Direction – Beneath this task is a listing. State how many of its lines include the string "image", giving nothing but the number.

Provided data –
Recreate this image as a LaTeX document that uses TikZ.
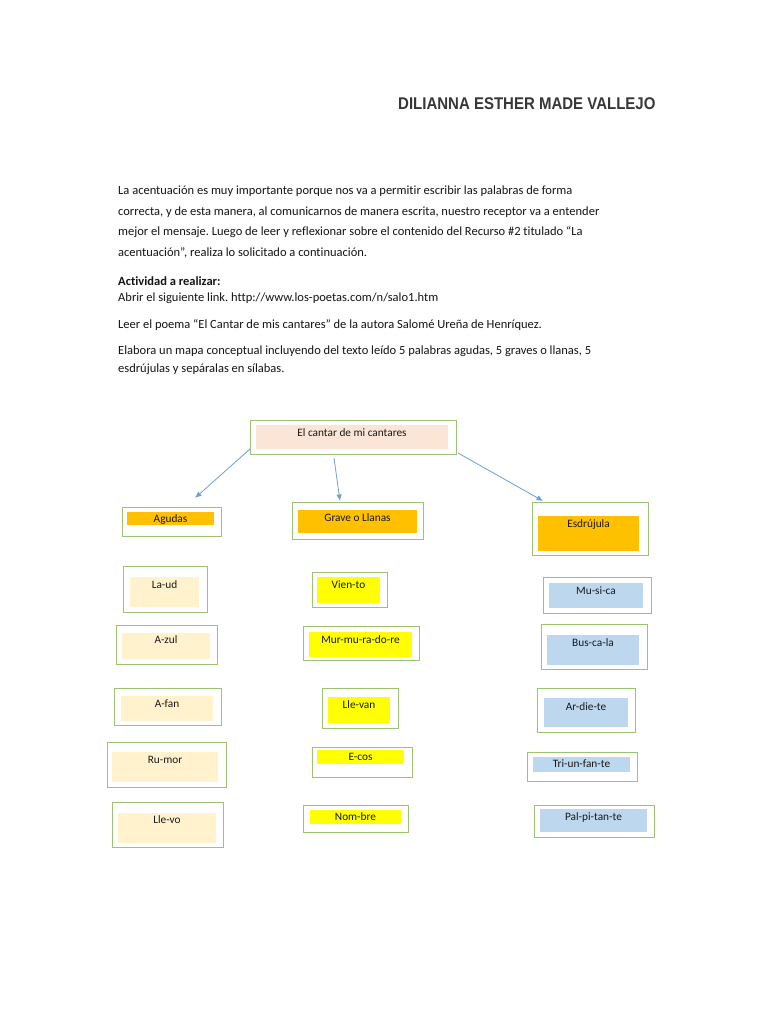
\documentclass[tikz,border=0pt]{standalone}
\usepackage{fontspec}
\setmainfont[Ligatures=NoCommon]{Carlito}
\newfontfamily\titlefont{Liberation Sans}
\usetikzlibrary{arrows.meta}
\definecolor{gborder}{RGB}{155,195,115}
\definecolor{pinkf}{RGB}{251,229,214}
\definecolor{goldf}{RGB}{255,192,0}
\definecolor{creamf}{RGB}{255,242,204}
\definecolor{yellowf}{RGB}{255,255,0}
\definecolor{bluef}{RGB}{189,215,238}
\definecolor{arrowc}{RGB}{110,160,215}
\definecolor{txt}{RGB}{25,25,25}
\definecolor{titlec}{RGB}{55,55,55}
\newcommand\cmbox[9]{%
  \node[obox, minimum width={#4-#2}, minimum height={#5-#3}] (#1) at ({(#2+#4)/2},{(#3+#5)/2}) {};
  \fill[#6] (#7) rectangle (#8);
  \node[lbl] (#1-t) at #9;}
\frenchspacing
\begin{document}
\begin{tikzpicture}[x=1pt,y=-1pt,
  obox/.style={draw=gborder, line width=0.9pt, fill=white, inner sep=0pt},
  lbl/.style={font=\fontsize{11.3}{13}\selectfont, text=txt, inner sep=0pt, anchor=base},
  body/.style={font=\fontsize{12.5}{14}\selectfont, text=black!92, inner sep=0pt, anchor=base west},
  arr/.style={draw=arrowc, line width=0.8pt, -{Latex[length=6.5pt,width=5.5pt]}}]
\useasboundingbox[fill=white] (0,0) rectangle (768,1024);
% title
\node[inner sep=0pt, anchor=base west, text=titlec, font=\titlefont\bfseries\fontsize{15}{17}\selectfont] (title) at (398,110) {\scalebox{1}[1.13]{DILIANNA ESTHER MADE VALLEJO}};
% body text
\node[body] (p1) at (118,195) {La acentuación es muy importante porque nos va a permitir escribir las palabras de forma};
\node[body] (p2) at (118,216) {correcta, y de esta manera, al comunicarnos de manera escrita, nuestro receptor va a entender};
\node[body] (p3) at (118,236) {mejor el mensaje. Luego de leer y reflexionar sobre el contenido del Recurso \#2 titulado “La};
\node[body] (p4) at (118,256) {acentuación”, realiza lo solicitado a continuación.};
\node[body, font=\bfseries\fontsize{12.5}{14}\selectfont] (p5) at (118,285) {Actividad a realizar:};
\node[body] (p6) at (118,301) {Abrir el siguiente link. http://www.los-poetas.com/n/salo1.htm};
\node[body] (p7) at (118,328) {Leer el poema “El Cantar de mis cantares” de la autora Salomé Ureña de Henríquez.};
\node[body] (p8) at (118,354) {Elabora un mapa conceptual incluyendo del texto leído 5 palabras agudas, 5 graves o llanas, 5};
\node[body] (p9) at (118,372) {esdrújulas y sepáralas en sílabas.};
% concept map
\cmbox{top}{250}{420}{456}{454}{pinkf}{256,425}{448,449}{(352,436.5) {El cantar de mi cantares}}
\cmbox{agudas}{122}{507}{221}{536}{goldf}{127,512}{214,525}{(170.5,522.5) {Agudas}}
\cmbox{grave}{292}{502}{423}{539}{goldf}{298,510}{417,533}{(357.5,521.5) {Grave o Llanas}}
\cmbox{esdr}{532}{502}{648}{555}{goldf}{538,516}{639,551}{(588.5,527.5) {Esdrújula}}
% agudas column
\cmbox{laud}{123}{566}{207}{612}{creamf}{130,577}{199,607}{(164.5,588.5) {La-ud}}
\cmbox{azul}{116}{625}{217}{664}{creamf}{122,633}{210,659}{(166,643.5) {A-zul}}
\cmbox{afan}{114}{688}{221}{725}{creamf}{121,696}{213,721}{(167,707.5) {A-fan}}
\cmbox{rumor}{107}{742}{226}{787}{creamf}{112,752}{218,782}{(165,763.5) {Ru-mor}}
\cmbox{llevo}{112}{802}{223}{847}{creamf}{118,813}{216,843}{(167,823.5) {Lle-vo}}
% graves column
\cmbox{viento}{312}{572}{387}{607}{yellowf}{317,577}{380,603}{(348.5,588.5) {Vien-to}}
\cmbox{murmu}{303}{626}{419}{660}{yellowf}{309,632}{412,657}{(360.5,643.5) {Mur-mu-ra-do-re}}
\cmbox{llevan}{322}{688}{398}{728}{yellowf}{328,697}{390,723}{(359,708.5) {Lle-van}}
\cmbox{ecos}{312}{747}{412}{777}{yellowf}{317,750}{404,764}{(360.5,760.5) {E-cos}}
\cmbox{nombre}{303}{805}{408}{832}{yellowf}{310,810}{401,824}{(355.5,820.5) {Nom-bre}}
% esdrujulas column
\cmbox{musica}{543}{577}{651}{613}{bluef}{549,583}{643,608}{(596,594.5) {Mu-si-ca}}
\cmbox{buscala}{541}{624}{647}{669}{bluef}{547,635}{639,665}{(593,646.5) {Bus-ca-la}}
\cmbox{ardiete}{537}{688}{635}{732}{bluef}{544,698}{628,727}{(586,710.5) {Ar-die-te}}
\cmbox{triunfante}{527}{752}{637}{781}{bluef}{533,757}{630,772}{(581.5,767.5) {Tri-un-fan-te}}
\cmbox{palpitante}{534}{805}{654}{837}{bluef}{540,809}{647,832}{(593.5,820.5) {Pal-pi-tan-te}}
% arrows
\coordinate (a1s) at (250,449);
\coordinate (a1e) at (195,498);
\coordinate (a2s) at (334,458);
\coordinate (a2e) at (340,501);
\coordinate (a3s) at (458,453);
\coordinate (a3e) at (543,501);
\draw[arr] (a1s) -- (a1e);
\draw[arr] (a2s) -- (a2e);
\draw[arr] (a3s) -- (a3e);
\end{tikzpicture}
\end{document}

...

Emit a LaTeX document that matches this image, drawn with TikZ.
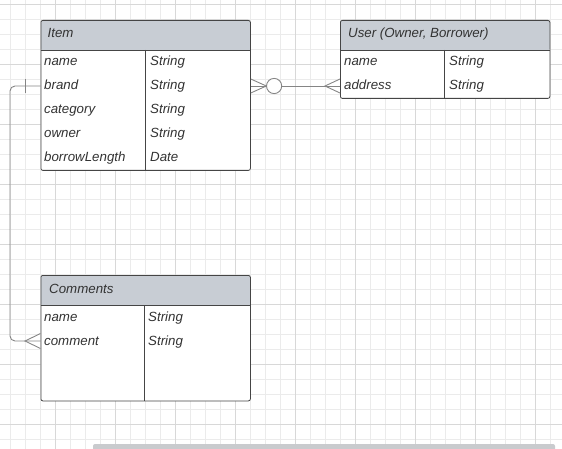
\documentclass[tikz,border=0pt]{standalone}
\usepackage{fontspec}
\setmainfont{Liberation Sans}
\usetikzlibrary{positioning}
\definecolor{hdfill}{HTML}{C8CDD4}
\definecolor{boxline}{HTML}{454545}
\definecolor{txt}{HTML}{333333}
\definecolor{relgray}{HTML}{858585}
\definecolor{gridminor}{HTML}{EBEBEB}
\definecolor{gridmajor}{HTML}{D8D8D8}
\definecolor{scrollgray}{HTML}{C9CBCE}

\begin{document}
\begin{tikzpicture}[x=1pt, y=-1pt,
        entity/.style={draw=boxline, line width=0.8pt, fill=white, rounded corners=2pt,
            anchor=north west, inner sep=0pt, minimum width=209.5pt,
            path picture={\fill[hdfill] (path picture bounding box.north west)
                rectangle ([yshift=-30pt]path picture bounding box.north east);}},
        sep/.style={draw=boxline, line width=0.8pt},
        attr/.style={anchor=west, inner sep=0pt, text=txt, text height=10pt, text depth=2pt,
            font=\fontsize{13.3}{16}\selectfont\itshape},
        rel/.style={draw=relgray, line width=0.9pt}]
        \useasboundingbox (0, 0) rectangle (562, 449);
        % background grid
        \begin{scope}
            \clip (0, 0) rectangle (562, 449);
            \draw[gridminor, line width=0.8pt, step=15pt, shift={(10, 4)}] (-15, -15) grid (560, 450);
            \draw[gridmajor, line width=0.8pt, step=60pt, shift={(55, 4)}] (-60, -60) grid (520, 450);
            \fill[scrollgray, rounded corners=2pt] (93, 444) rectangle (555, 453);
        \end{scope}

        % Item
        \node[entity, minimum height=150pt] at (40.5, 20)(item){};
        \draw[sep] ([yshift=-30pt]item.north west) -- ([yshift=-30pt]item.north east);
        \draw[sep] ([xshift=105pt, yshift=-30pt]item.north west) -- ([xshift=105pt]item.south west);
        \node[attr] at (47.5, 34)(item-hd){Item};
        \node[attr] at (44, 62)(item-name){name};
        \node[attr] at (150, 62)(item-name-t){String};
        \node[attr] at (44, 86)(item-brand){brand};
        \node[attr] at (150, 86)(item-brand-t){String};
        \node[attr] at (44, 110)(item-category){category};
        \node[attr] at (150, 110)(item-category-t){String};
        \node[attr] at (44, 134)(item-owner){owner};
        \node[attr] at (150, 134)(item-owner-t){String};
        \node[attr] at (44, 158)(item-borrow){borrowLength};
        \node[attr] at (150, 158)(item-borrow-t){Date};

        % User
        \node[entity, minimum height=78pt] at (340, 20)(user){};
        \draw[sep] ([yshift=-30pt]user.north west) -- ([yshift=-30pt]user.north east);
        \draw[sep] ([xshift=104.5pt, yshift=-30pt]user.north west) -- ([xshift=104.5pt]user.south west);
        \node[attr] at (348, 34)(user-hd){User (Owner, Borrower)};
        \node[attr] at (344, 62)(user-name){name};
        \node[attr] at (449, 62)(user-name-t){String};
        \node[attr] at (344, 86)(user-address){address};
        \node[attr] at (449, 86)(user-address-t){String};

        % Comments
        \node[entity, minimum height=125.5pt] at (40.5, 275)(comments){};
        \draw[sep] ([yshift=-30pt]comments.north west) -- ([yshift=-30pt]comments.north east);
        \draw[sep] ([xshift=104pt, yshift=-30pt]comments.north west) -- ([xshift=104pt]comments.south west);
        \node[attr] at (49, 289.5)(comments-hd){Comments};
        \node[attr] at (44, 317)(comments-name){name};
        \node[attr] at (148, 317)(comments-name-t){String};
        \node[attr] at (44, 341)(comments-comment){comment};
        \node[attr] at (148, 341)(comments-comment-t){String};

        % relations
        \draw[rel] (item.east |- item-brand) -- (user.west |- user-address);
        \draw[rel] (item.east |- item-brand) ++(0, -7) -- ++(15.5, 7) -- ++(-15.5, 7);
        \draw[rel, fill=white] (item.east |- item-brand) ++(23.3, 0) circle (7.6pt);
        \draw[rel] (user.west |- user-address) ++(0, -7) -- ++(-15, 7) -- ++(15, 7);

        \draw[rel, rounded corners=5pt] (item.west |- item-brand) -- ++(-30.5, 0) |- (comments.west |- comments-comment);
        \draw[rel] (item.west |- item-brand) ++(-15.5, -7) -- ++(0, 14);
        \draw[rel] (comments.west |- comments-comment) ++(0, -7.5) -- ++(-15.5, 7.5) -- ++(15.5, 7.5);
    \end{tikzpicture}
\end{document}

...

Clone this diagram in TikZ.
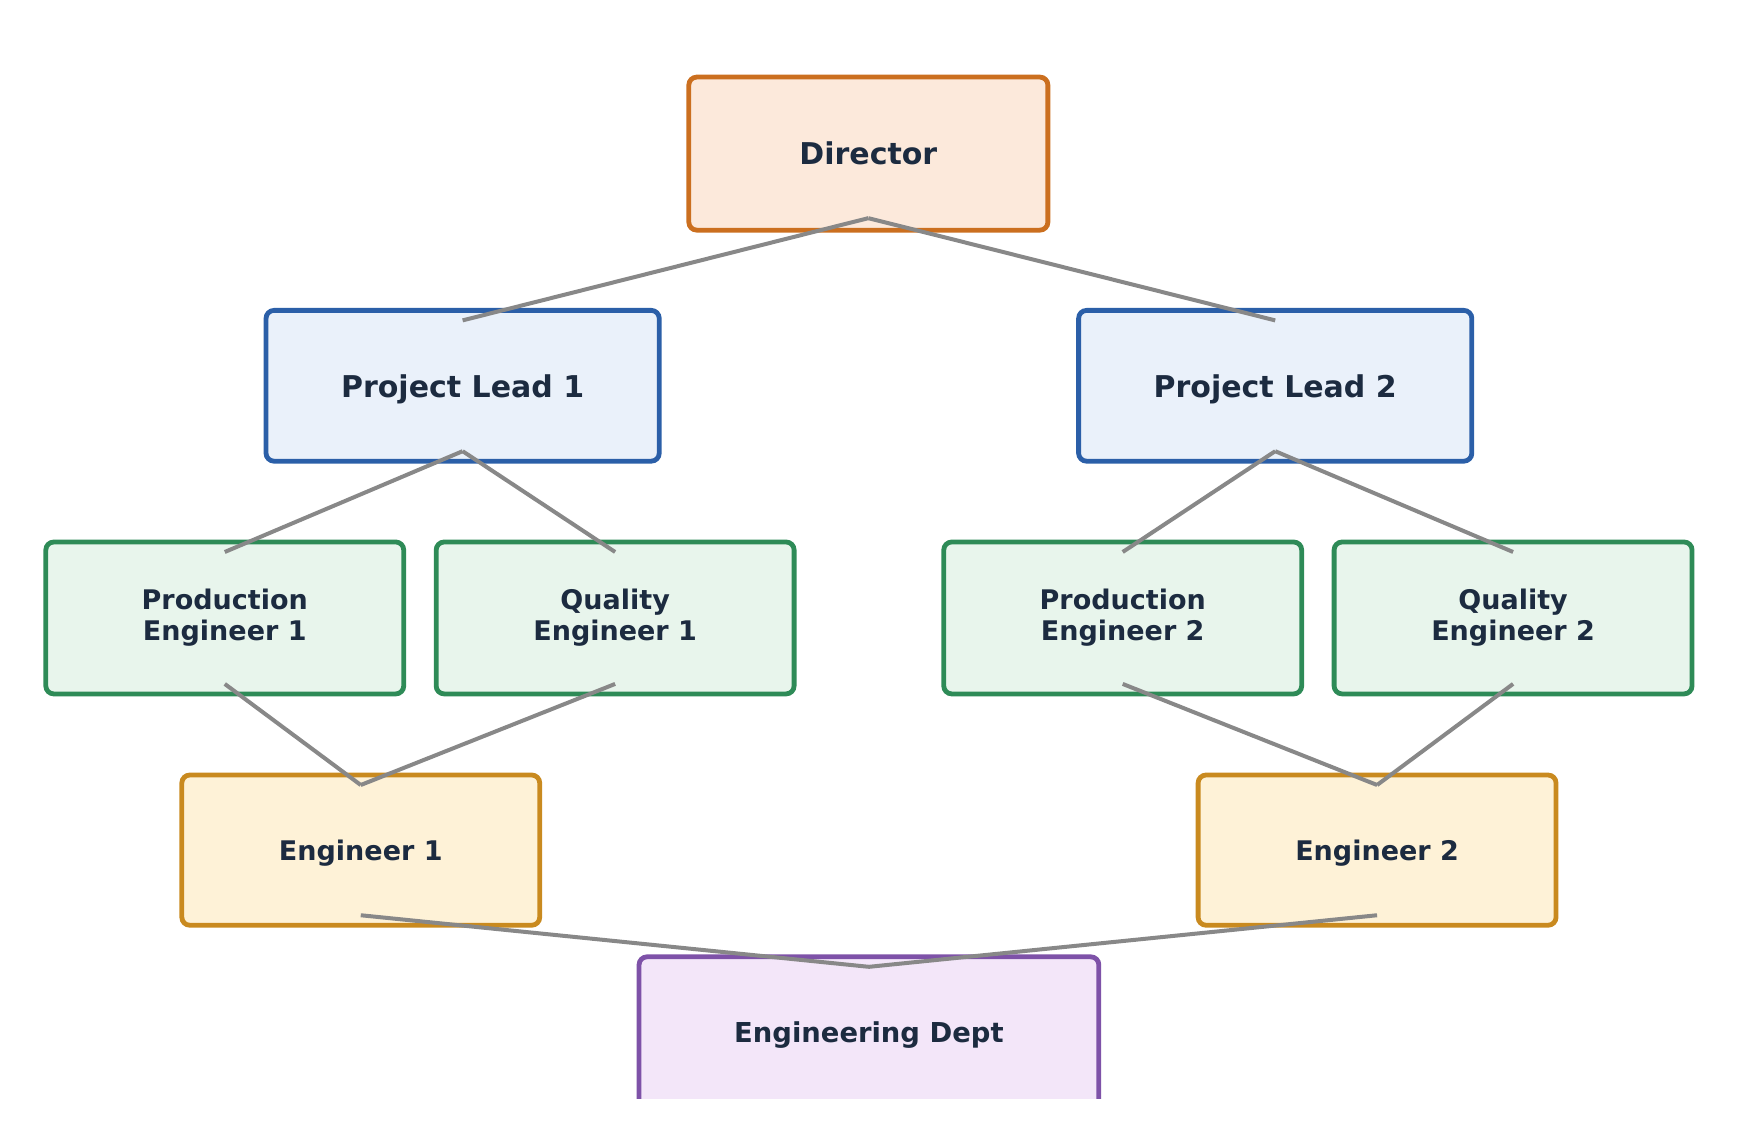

Result for this exercise – 2